The growing challenge to the conventions of marriage among the middle classes appears to have coincided with a peak of enthusiasm for formal marriage and associated religious ritual among the working classes. Older irregular customs of co-habitation and separation were disappearing except in remote rural areas and illegitimacy rates were exceptionally low. The argument that working class women promoted formal marriage as a source of security does not take account of the enthusiasm of working class men for stable partnerships. Both men and women were dependent for a reasonable standard of living upon a stable relationship.

Some historians have argued that changes to the statutes governing marital relations should be understood in the broader context of legal reform. Mid-century judicial review was certainly an important element of the reforming spirit of these years. However, the issue of married women’s property, where the two systems of common law and equity were clearly at odds, had been the subject of vigorous lobbying for a number of years before the first instalment of reform was carried in 1870. It is difficult, therefore, to interpret it as merely a product of the general zeal for reform. Gradually, it seems, in complex and still incompletely explored ways, divorce court judges were moving towards a conception of marriage as a contract between husband and wife embodying reciprocal rights and obligations, rather than as a relationship of patriarchal dominance and dependence. Nevertheless divorce was still not an easy path for a woman to take and in the circumstances it is surprising that so many had the courage and determination to end their marriages.

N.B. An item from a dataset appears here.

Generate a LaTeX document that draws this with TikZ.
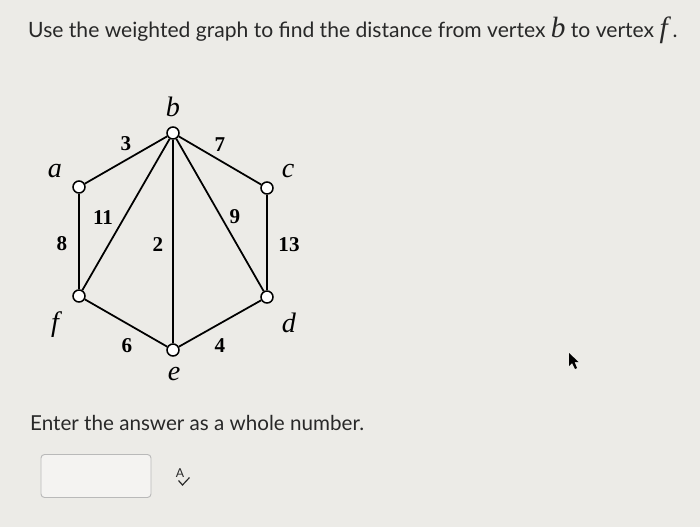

Many women cut their feminist teeth within this area of protest and through addressing the problems of property within marriage came a clearer understanding of other aspects of female subjugation. The feminist critique was not on marriage and they did not seek to undermine the practice or prevalence of marriage but to realign the rights of partners within that institution. As the movement grew in numbers and in confidence, and as to analysis of the position of women grew more sophisticated, so it widened its net to other areas of civil disability.


[1] Important primary sources are Josephine Butler Personal Reminiscences of a Great Crusader, London, 1896, Life of Frances Power Cobbe: By herself, London, 2 vols., 1904. Useful collections of material can be found in Candida Ann Lacey (ed.) Barbara Leigh Smith and the Langham Place Group, Routledge, 1987 on whom see also Hester Burton Barbara Bodichon 1827-1891, John Murray, 1949 and Sheila Herstein Mid-Victorian Feminist: Barbara Leigh-Smith Bodichon, Yale, 1985. Jane Lewis (ed.) Before the Vote was won, Routledge, 1988 provides significant materials for and against extending the franchise to the mid-1890s.

[2] The 1870 Act allowed all wives to retain any property or earnings acquired after marriage rather than, as before, losing them to their husbands.

[3] The 1882 Act allowed women to retain any property possessed at the time of their marriage, thus extending to all women with property a right which the better-off had previously been able to acquire through establishing a trust in equity.